In a fair world, Donald Trump would ask his top aides what they think about him running for President and, because in this crazy alternate world they are always unstintingly honest with him, they’d say something along the lines of, “I would think twice about that, Sir, on account of you being a demented man-child barely capable of forming a coherent thought, or reading a book in its entirety, let alone leading the free world. And not to put too fine a point on it, sir, but you are what every society and belief system in the world has historically deemed “evil.” Also, you literally have no relevant experience and are old as fuck and eat only garbage fast food. For these and, a literally limitless number of other reasons, you running for President is maybe the worst idea in the world.”

But the world is not fair. I’m sure no one gave Trump that talk, and if they did, it went right into the wood chipper that is his tiny little malfunctioning brain and came out pulp. In a fair world, Hillary Clinton would have been rewarded for decades of public service and preparation and hard work, and, yes, also Machiavellian scheming with the job she’d always dreamed of, and worked towards. In our unfair world we instead decided that she must be punished, and punished harshly, and on an ongoing basis, for having the womanly gall to think she should have the job she’s qualified for. 

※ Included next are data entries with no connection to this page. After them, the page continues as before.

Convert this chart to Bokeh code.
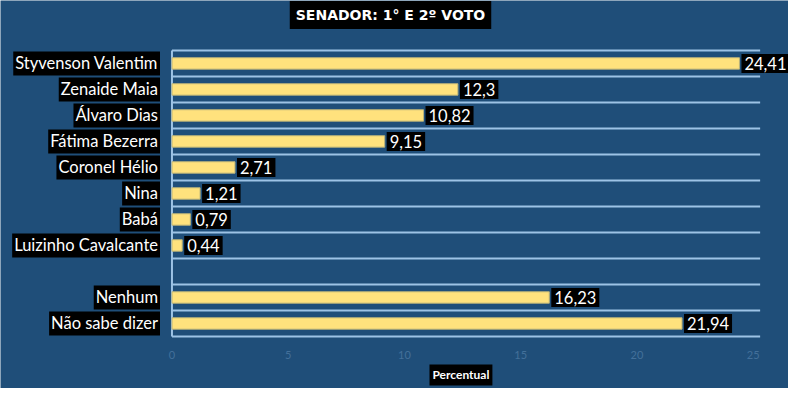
from bokeh.plotting import figure
from bokeh.models import ColumnDataSource, LabelSet, Label, Range1d
from bokeh.core.properties import value
from bokeh.embed import file_html
from bokeh.resources import INLINE

# data
names = ["Styvenson Valentim", "Zenaide Maia", "Álvaro Dias", "Fátima Bezerra",
         "Coronel Hélio", "Nina", "Babá", "Luizinho Cavalcante",
         "Nenhum", "Não sabe dizer"]
values = [24.41, 12.3, 10.82, 9.15, 2.71, 1.21, 0.79, 0.44, 16.23, 21.94]
x_ticks = [0, 5, 10, 15, 20, 25]
title_text = "SENADOR: 1° E 2º VOTO"
axis_text = "Percentual"

BG = "#1f4e79"
GRID = "#9dc3e6"
FONT = "Lato"

# row slots, one empty slot between candidates and the other answers
slots = list(range(8)) + [9, 10]
n_rows = 11
ys = [n_rows - s - 0.5 for s in slots]
x_max = 25.3

source = ColumnDataSource({
    'name': names,
    'value': values,
    'y': ys,
    'zero': [0] * len(values),
    'label': [str(v).replace('.', ',') for v in values],
})

# the frame fills the whole canvas so that the labels around the bars are not clipped
p = figure(width=788, height=388, output_backend="svg", toolbar_location=None,
           x_range=Range1d(-7.376, 26.52), y_range=Range1d(-2.0, 12.92),
           min_border=0)
p.axis.visible = False
p.grid.visible = False
p.background_fill_color = BG
p.border_fill_color = BG
p.outline_line_color = None

# horizontal lines between rows and the left axis line
lines = list(range(n_rows + 1))
p.segment(x0=0, x1=x_max, y0=lines, y1=lines, line_color=GRID, line_width=2)
p.segment(x0=0, x1=0, y0=0, y1=n_rows, line_color=GRID, line_width=2)

p.hbar(y='y', left=0, right='value', height=0.44, source=source,
       fill_color="#ffe27d", line_color="#b9b27a", line_width=1)

# x tick labels
p.text(x=x_ticks, y=-0.73, text=[str(t) for t in x_ticks], text_align="center",
       text_baseline="middle", text_color="#43709a", text_font=value(FONT),
       text_font_size="11px")

# category labels (black border widens the black box)
cats = LabelSet(x='zero', y='y', text='name', source=source,
                x_offset=-14, text_align="right", text_baseline="middle",
                text_color="white", text_font=value(FONT), text_font_size="16.5px",
                background_fill_color="black", border_line_color="black",
                border_line_width=4, border_line_join="miter")
p.add_layout(cats)

# value labels
vals = LabelSet(x='value', y='y', text='label', source=source,
                x_offset=5, text_align="left", text_baseline="middle",
                text_color="white", text_font=value(FONT), text_font_size="16.5px",
                background_fill_color="black", border_line_color="black",
                border_line_width=6, border_line_join="miter")
p.add_layout(vals)

title = Label(x=9.40, y=12.365, text=title_text, text_align="center",
              text_baseline="middle", text_color="white", text_font="DejaVu Sans",
              text_font_style="bold", text_font_size="14px",
              background_fill_color="black", padding=6)
p.add_layout(title)

xlabel = Label(x=12.43, y=-1.48, text=axis_text, text_align="center",
               text_baseline="middle", text_color="white", text_font=FONT,
               text_font_style="bold", text_font_size="12px",
               background_fill_color="black", padding=3)
p.add_layout(xlabel)

open("out.html", "w").write(file_html(p, INLINE))
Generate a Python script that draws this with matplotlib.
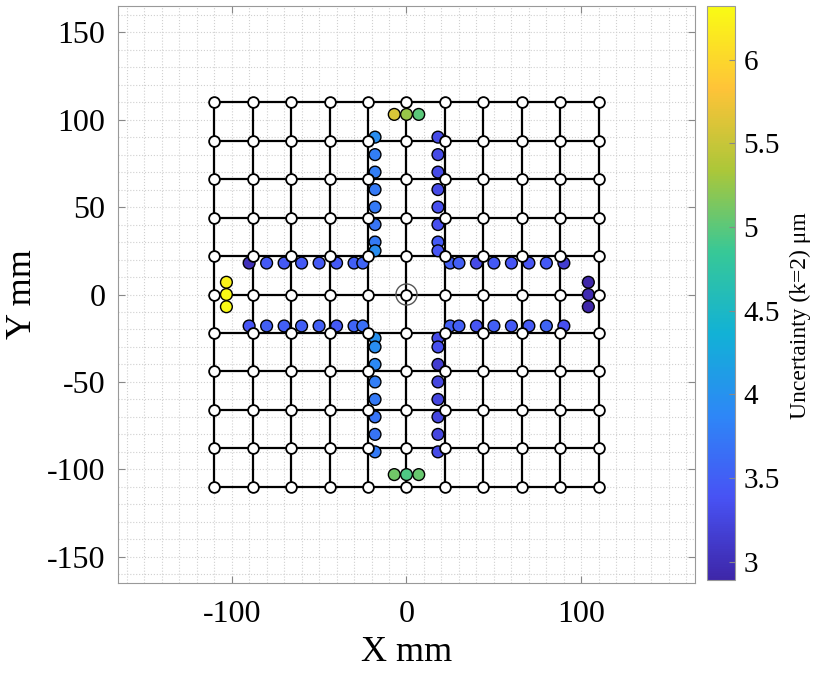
import numpy as np
import matplotlib
matplotlib.use("Agg")
import matplotlib.pyplot as plt
from matplotlib.colors import LinearSegmentedColormap
from matplotlib.ticker import MultipleLocator

plt.rcParams['font.family'] = ['Liberation Serif', 'DejaVu Serif']
plt.rcParams['axes.unicode_minus'] = False

# Reference grid nodes (mm)
grid_pos = [-110, -88, -66, -44, -22, 0, 22, 44, 66, 88, 110]

# Measured points along the cross arms (mm) and their uncertainty (um)
row_x = [-90, -80, -70, -60, -50, -40, -30, -25, 25, 30, 40, 50, 60, 70, 80, 90]
row_top_u = [3.0, 3.45, 3.45, 3.45, 3.45, 3.45, 3.5, 3.55,
             3.5, 3.5, 3.3, 3.45, 3.4, 3.4, 3.45, 3.15]
row_bot_u = [3.4, 3.5, 3.5, 3.5, 3.5, 3.45, 3.55, 3.65,
             3.5, 3.5, 3.4, 3.5, 3.45, 3.45, 3.55, 3.35]

col_y = [90, 80, 70, 60, 50, 40, 30, 25, -25, -30, -40, -50, -60, -70, -80, -90]
col_left_u = [3.95, 3.8, 3.8, 3.75, 3.75, 3.7, 3.75, 3.95,
              4.0, 3.95, 3.9, 3.8, 3.75, 3.7, 3.7, 3.75]
col_right_u = [3.3, 3.3, 3.3, 3.3, 3.35, 3.35, 3.45, 3.4,
               3.3, 3.35, 3.15, 3.25, 3.25, 3.25, 3.25, 3.3]

# End clusters
cluster_off = [-7, 0, 7]
top_u = [5.6, 5.25, 5.0]
bot_u = [5.1, 4.95, 5.05]
left_u = [6.25, 6.3, 6.3]
right_u = [2.9, 2.95, 2.9]

row_y = 18
col_x = 18
cluster_pos = 103

# approximate MATLAB parula
parula_anchors = [
    (0.2422, 0.1504, 0.6603),
    (0.2810, 0.3228, 0.9579),
    (0.1786, 0.5289, 0.9682),
    (0.0689, 0.6948, 0.8394),
    (0.2161, 0.7843, 0.5923),
    (0.6720, 0.7793, 0.2227),
    (0.9970, 0.7659, 0.2199),
    (0.9769, 0.9839, 0.0805),
]
parula = LinearSegmentedColormap.from_list("parula", parula_anchors, N=256)

vmin, vmax = 2.89, 6.32

fig = plt.figure(figsize=(8.2, 6.73), dpi=100)
ax = fig.add_axes([118 / 820, 90 / 673, 577 / 820, 577 / 673])
cax = fig.add_axes([707 / 820, 93 / 673, 28 / 820, 574 / 673])

# grid lines
for g in grid_pos:
    ax.plot([grid_pos[0], grid_pos[-1]], [g, g], color='black', lw=1.6, zorder=2)
    ax.plot([g, g], [grid_pos[0], grid_pos[-1]], color='black', lw=1.6, zorder=2)

# measured points
xs = list(row_x) * 2 + [-col_x] * len(col_y) + [col_x] * len(col_y)
ys = [row_y] * len(row_x) + [-row_y] * len(row_x) + list(col_y) * 2
us = row_top_u + row_bot_u + col_left_u + col_right_u

xs += cluster_off + cluster_off + [-cluster_pos] * 3 + [cluster_pos + 1] * 3
ys += [cluster_pos] * 3 + [-cluster_pos] * 3 + cluster_off[::-1] + cluster_off[::-1]
us += top_u + bot_u + left_u + right_u

sc = ax.scatter(xs, ys, c=us, cmap=parula, vmin=vmin, vmax=vmax, s=72,
                edgecolors='black', linewidths=1.0, zorder=3)

# white nodes
gx, gy = np.meshgrid(grid_pos, grid_pos)
ax.scatter(gx.ravel(), gy.ravel(), s=60, facecolors='white', edgecolors='black',
           linewidths=1.3, zorder=4)

# centre target ring
ax.scatter([0], [0], s=230, facecolors='none', edgecolors='#555555',
           linewidths=1.0, zorder=5)

ax.set_xlim(-165, 165)
ax.set_ylim(-165, 165)
ax.set_xticks([-100, 0, 100])
ax.set_yticks([-150, -100, -50, 0, 50, 100, 150])
ax.xaxis.set_minor_locator(MultipleLocator(10))
ax.yaxis.set_minor_locator(MultipleLocator(10))
ax.grid(True, which='both', linestyle=':', color='#d0d0d0', lw=0.8, zorder=0)
ax.set_axisbelow(True)
ax.tick_params(which='major', direction='in', length=5, color='#888888',
               labelsize=23, top=True, right=True, pad=9)
ax.tick_params(axis='x', pad=12)
ax.tick_params(which='minor', length=0)
for sp in ax.spines.values():
    sp.set_color('#999999')
    sp.set_linewidth(0.8)

ax.set_xlabel('X mm', fontsize=26, labelpad=5)
ax.set_ylabel('Y mm', fontsize=26, labelpad=6)

cb = fig.colorbar(sc, cax=cax)
cb.set_ticks([3, 3.5, 4, 4.5, 5, 5.5, 6])
cb.set_ticklabels(['3', '3.5', '4', '4.5', '5', '5.5', '6'])
cb.ax.tick_params(labelsize=21, direction='in', length=4, color='#888888', pad=6)
cb.outline.set_edgecolor('#999999')
cb.set_label('Uncertainty (k=2) μm', fontsize=17)
cb.ax.yaxis.set_label_coords(2.95, 0.46)

fig.savefig('out.png', dpi=100)
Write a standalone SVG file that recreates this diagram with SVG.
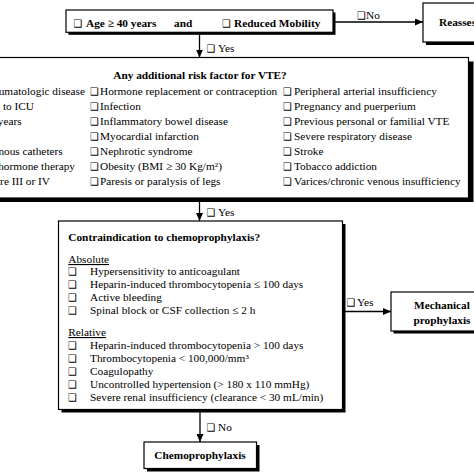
<svg xmlns="http://www.w3.org/2000/svg" width="474" height="474" viewBox="0 0 474 474">
<style>
text{font-family:"Liberation Serif","Times New Roman",serif;font-size:11.3px;fill:#000}
.b{font-weight:bold}
.cb{font-family:"DejaVu Sans",sans-serif;font-size:10px;font-weight:normal}
.box{fill:#fff;stroke:#000;stroke-width:1.2}
.sh{fill:#000}
.con{stroke:#000;stroke-width:1.3;fill:none;marker-end:url(#ah)}
.u{text-decoration:underline}
</style>
<defs>
<marker id="ah" markerUnits="userSpaceOnUse" markerWidth="8" markerHeight="7" refX="8" refY="3.5" orient="auto">
<path d="M0,0 L8,3.5 L0,7 z" fill="#000"/>
</marker>
</defs>
<rect width="474" height="474" fill="#fff"/>

<g id="connectors">
<line class="con" x1="333" y1="22" x2="423" y2="22"/>
<line class="con" x1="199.5" y1="34" x2="199.5" y2="57.5"/>
<line class="con" x1="199.5" y1="202" x2="199.5" y2="221"/>
<line class="con" x1="343" y1="311.5" x2="391" y2="311.5"/>
<line class="con" x1="200" y1="412" x2="200" y2="442"/>
<text><tspan class="cb" x="357" y="19">❑</tspan><tspan x="366" y="19">No</tspan></text>
<text><tspan class="cb" x="206.5" y="51.5">❑</tspan><tspan x="218" y="51.5">Yes</tspan></text>
<text><tspan class="cb" x="206.5" y="215.5">❑</tspan><tspan x="218" y="215.5">Yes</tspan></text>
<text><tspan class="cb" x="346.5" y="306">❑</tspan><tspan x="357" y="306">Yes</tspan></text>
<text><tspan class="cb" x="206.5" y="430.5">❑</tspan><tspan x="218" y="430.5">No</tspan></text>
</g>

<g id="start">
<rect class="sh" x="68.5" y="12.5" width="267" height="22.3"/>
<rect class="box" x="66" y="10" width="267" height="22.3"/>
<text class="b"><tspan class="cb" x="73.5" y="26.5">❑</tspan><tspan x="86" y="26.5">Age ≥ 40 years</tspan><tspan x="174" y="26.5">and</tspan><tspan class="cb" x="222" y="26.5">❑</tspan><tspan x="234" y="26.5">Reduced Mobility</tspan></text>
</g>

<g id="reassess">
<rect class="sh" x="426" y="6" width="60" height="39"/>
<rect class="box" x="423" y="3" width="60" height="39"/>
<text class="b" x="439" y="26">Reassess</text>
</g>

<g id="risk-factors">
<rect class="sh" x="-2" y="61.5" width="475.5" height="140.5"/>
<rect class="box" x="-6" y="57.5" width="474.5" height="140.5"/>
<text class="b" x="200" y="79" text-anchor="middle">Any additional risk factor for VTE?</text>
<g text-anchor="end">
<text x="85" y="95.3">umatologic disease</text>
<text x="34" y="110.3">n to ICU</text>
<text x="21.7" y="125.3">years</text>
<text x="62.7" y="155.3">nous catheters</text>
<text x="75" y="170.3">hormone therapy</text>
<text x="50" y="185.3">tre III or IV</text>
</g>
<text><tspan class="cb" x="90" y="95.3">❑</tspan><tspan x="100" y="95.3">Hormone replacement or contraception</tspan></text>
<text><tspan class="cb" x="90" y="110.3">❑</tspan><tspan x="100" y="110.3">Infection</tspan></text>
<text><tspan class="cb" x="90" y="125.3">❑</tspan><tspan x="100" y="125.3">Inflammatory bowel disease</tspan></text>
<text><tspan class="cb" x="90" y="140.3">❑</tspan><tspan x="100" y="140.3">Myocardial infarction</tspan></text>
<text><tspan class="cb" x="90" y="155.3">❑</tspan><tspan x="100" y="155.3">Nephrotic syndrome</tspan></text>
<text><tspan class="cb" x="90" y="170.3">❑</tspan><tspan x="100" y="170.3">Obesity (BMI ≥ 30 Kg/m²)</tspan></text>
<text><tspan class="cb" x="90" y="185.3">❑</tspan><tspan x="100" y="185.3">Paresis or paralysis of legs</tspan></text>
<text><tspan class="cb" x="283" y="95.3">❑</tspan><tspan x="294" y="95.3">Peripheral arterial insufficiency</tspan></text>
<text><tspan class="cb" x="283" y="110.3">❑</tspan><tspan x="294" y="110.3">Pregnancy and puerperium</tspan></text>
<text><tspan class="cb" x="283" y="125.3">❑</tspan><tspan x="294" y="125.3">Previous personal or familial VTE</tspan></text>
<text><tspan class="cb" x="283" y="140.3">❑</tspan><tspan x="294" y="140.3">Severe respiratory disease</tspan></text>
<text><tspan class="cb" x="283" y="155.3">❑</tspan><tspan x="294" y="155.3">Stroke</tspan></text>
<text><tspan class="cb" x="283" y="170.3">❑</tspan><tspan x="294" y="170.3">Tobacco addiction</tspan></text>
<text><tspan class="cb" x="283" y="185.3">❑</tspan><tspan x="294" y="185.3">Varices/chronic venous insufficiency</tspan></text>
</g>

<g id="contraindication">
<rect class="sh" x="61.5" y="224" width="284" height="188.5"/>
<rect class="box" x="58.5" y="221" width="284" height="188.5"/>
<text class="b" x="68.3" y="241">Contraindication to chemoprophylaxis?</text>
<text class="u" x="68.3" y="263">Absolute</text>
<text><tspan class="cb" x="68" y="275">❑</tspan><tspan x="90" y="275">Hypersensitivity to anticoagulant</tspan></text>
<text><tspan class="cb" x="68" y="288">❑</tspan><tspan x="90" y="288">Heparin-induced thrombocytopenia ≤ 100 days</tspan></text>
<text><tspan class="cb" x="68" y="301">❑</tspan><tspan x="90" y="301">Active bleeding</tspan></text>
<text><tspan class="cb" x="68" y="314">❑</tspan><tspan x="90" y="314">Spinal block or CSF collection ≤ 2 h</tspan></text>
<text class="u" x="68.3" y="336">Relative</text>
<text><tspan class="cb" x="68" y="349">❑</tspan><tspan x="90" y="349">Heparin-induced thrombocytopenia &gt; 100 days</tspan></text>
<text><tspan class="cb" x="68" y="362">❑</tspan><tspan x="90" y="362">Thrombocytopenia &lt; 100,000/mm³</tspan></text>
<text><tspan class="cb" x="68" y="375">❑</tspan><tspan x="90" y="375">Coagulopathy</tspan></text>
<text><tspan class="cb" x="68" y="388">❑</tspan><tspan x="90" y="388">Uncontrolled hypertension (&gt; 180 x 110 mmHg)</tspan></text>
<text><tspan class="cb" x="68" y="401">❑</tspan><tspan x="90" y="401">Severe renal insufficiency (clearance &lt; 30 mL/min)</tspan></text>
</g>

<g id="mechanical">
<rect class="sh" x="393.5" y="294.5" width="90" height="39"/>
<rect class="box" x="391" y="292" width="90" height="39"/>
<text class="b" x="442" y="309" text-anchor="middle">Mechanical</text>
<text class="b" x="442" y="324" text-anchor="middle">prophylaxis</text>
</g>

<g id="chemoprophylaxis">
<rect class="sh" x="147" y="445" width="112.5" height="26.5"/>
<rect class="box" x="144" y="442" width="112.5" height="26.5"/>
<text class="b" x="200" y="459" text-anchor="middle">Chemoprophylaxis</text>
</g>
</svg>
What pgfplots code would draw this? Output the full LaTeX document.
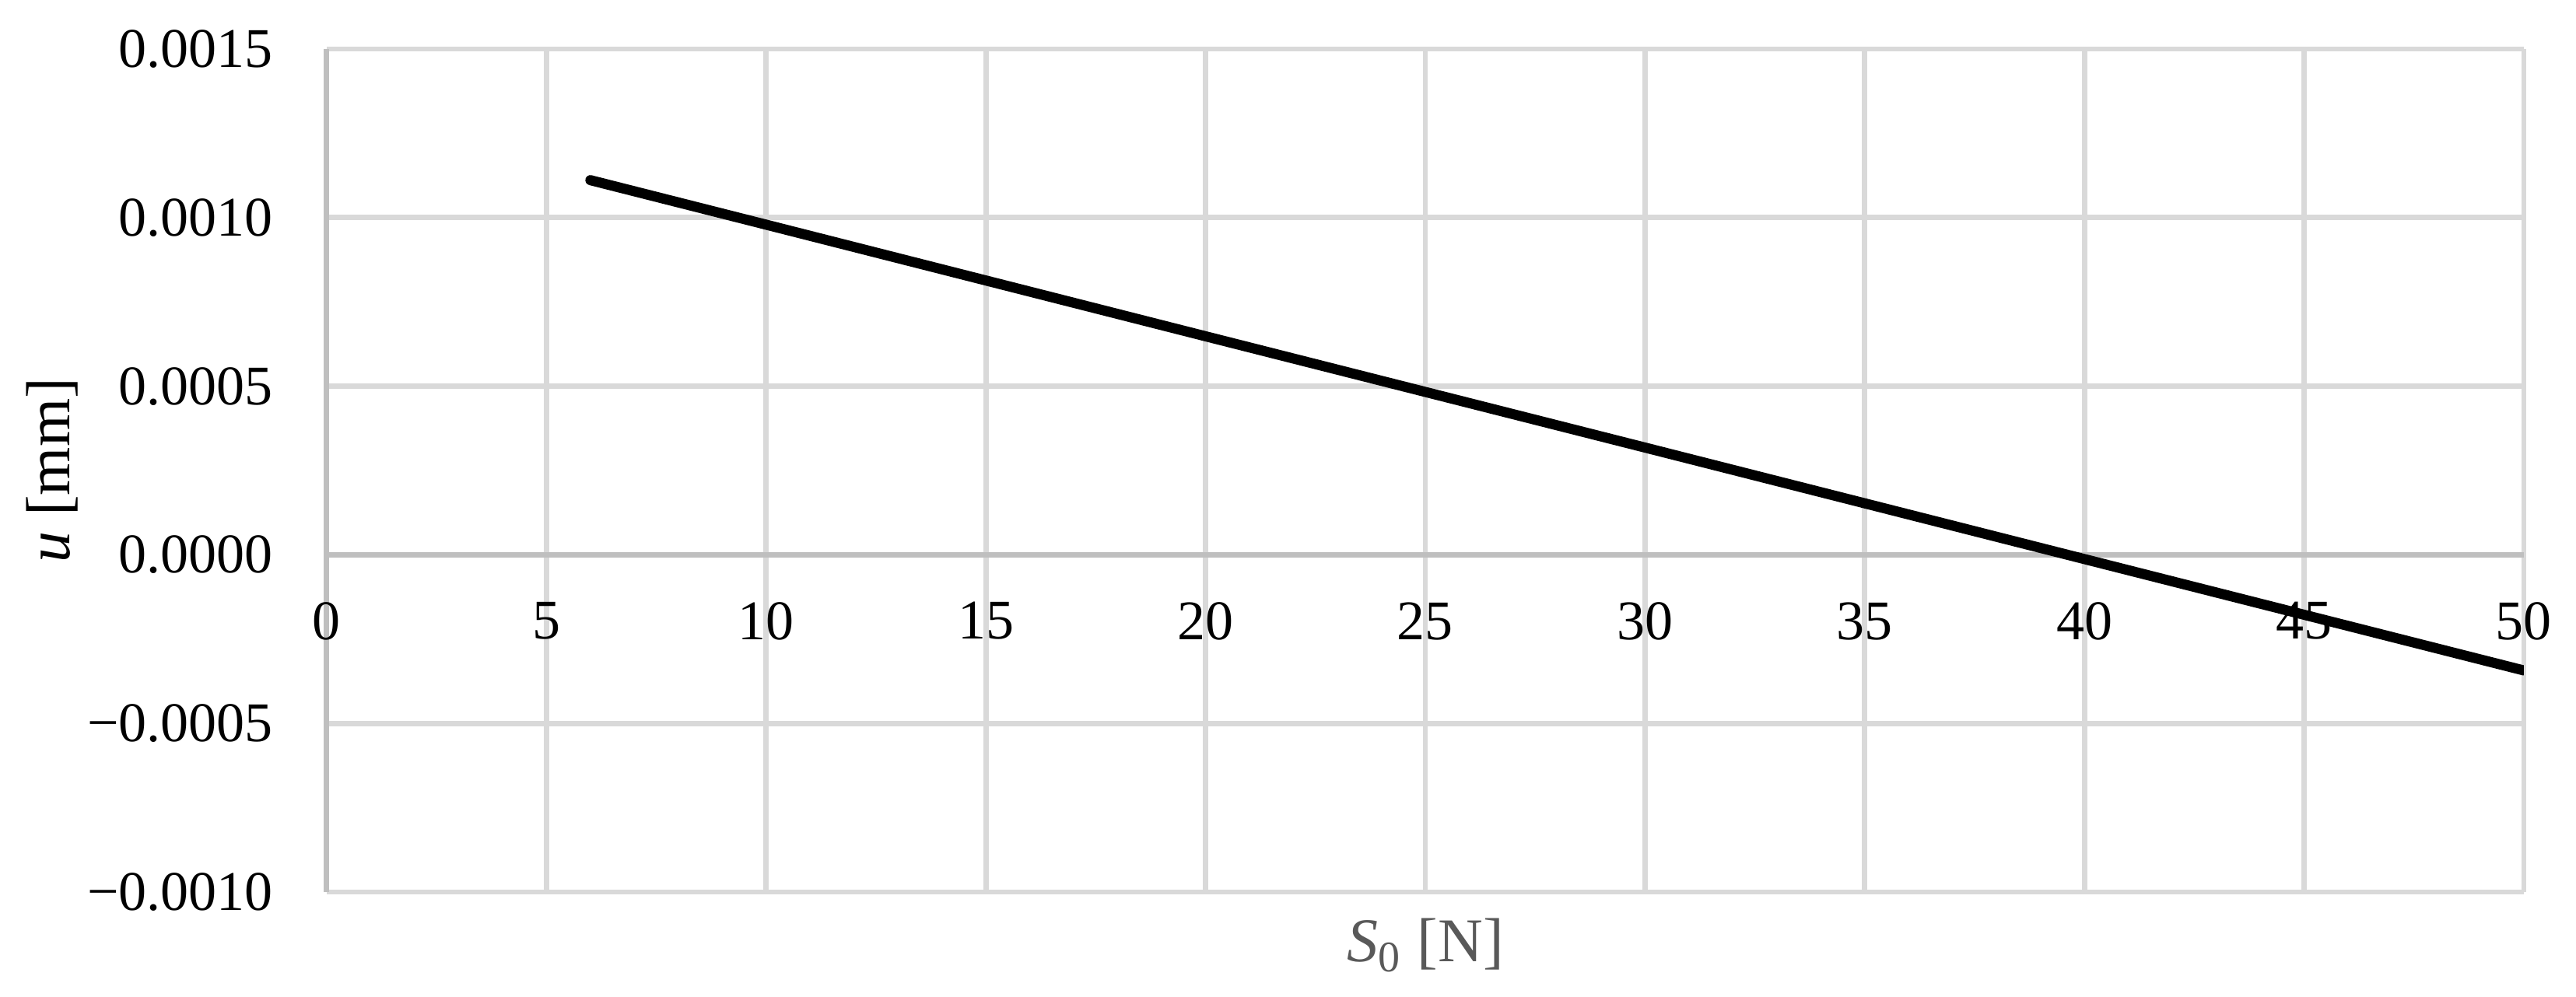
\documentclass[border=0pt]{standalone}
\usepackage{fontspec}
\setmainfont{Liberation Serif}
\usepackage{pgfplots}
\pgfplotsset{compat=1.18}
\definecolor{gridc}{HTML}{D9D9D9}
\definecolor{axc}{HTML}{BFBFBF}
\definecolor{labc}{HTML}{595959}
\begin{document}
\begin{tikzpicture}
\useasboundingbox (-84pt,-27pt) rectangle (578.2pt,229.4pt);
\begin{axis}[
  at={(0,0)}, anchor=south west,
  scale only axis, width=564.8pt, height=216.8pt,
  xmin=0, xmax=50, ymin=-0.001, ymax=0.0015,
  axis x line*=middle, axis y line*=left,
  hide obscured x ticks=false, hide obscured y ticks=false,
  scaled y ticks=false, scaled x ticks=false,
  axis line style={draw=axc, line width=1.4pt},
  xtick={0,5,10,15,20,25,30,35,40,45,50},
  xticklabels={0,5,10,15,20,25,30,35,40,45,50},
  ytick={-0.001,-0.0005,0,0.0005,0.001,0.0015},
  yticklabels={−0.0010,−0.0005,0.0000,0.0005,0.0010,0.0015},
  major tick length=0pt,
  grid=major, grid style={draw=gridc, line width=1.35pt},
  tick label style={font=\fontsize{14.4}{16}\selectfont, text=black},
  xticklabel style={anchor=north, inner sep=0pt, yshift=-12pt},
  yticklabel style={anchor=east, inner sep=0pt, xshift=-13.6pt},
  xlabel={\textit{S}\textsubscript{0} [N]},
  ylabel={\textit{u} [mm]},
  every axis x label/.style={at={(axis description cs:0.5,-0.08303)}, anchor=base, font=\fontsize{16}{18}\selectfont, text=labc},
  every axis y label/.style={at={(axis description cs:-0.11686,0.5)}, rotate=90, anchor=base, font=\fontsize{16}{18}\selectfont, text=black},
]
\addplot[black, line width=2.6pt, line cap=round] table {
x y
6 0.001111
10 0.000979
20 0.000648
30 0.000318
40 -0.0000127
50 -0.000343
};
\end{axis}
\end{tikzpicture}
\end{document}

Trump’s Presidency is a dispiriting daily reminder that the world is egregiously unfair but he’s far from the only example. “Why not me?” is a way of masochistic but universal way of cursing the universe’s unfairness. We, and by “we” I mean “me” ask, on a daily basis, and invariably while on Facebook, “Why aren’t I in that publication? Why don’t I have that deal? Why isn’t that person’s life a never-ending struggle for survival in the face of God’s arctic indifference?"

In a perfect world, would Theodore Rex have underperformed somewhat at the box-office?

In a perfect world, would Theodore Rex have underperformed somewhat at the box-office?

In our unfair world Tyler Perry is far and away the most commercially successful black filmmaker of all time, if not quite the best and Nickelback sells tens of millions of albums while Gram Parsons was doomed to die young and relatively unknown. The good die young and the evil die old and comfortable. 

Distracting ourselves with thoughts of what should be is an often a debilitating mental block that keeps us from engaging as fully as possible with what is, and what can be if we work towards it and are undeterred by the world’s raging unfairness. The world is unfair. Accepting and dealing with that is liberating. It robs the world’s unfairness of its power to eternally make us miserable and allows us to deal forthrightly with a world that is many, many, many things (sexist, racist, greedy, inexplicably and disproportionately generous to Ryan Seacrest for starters) but is most most assuredly, and has never been, fair.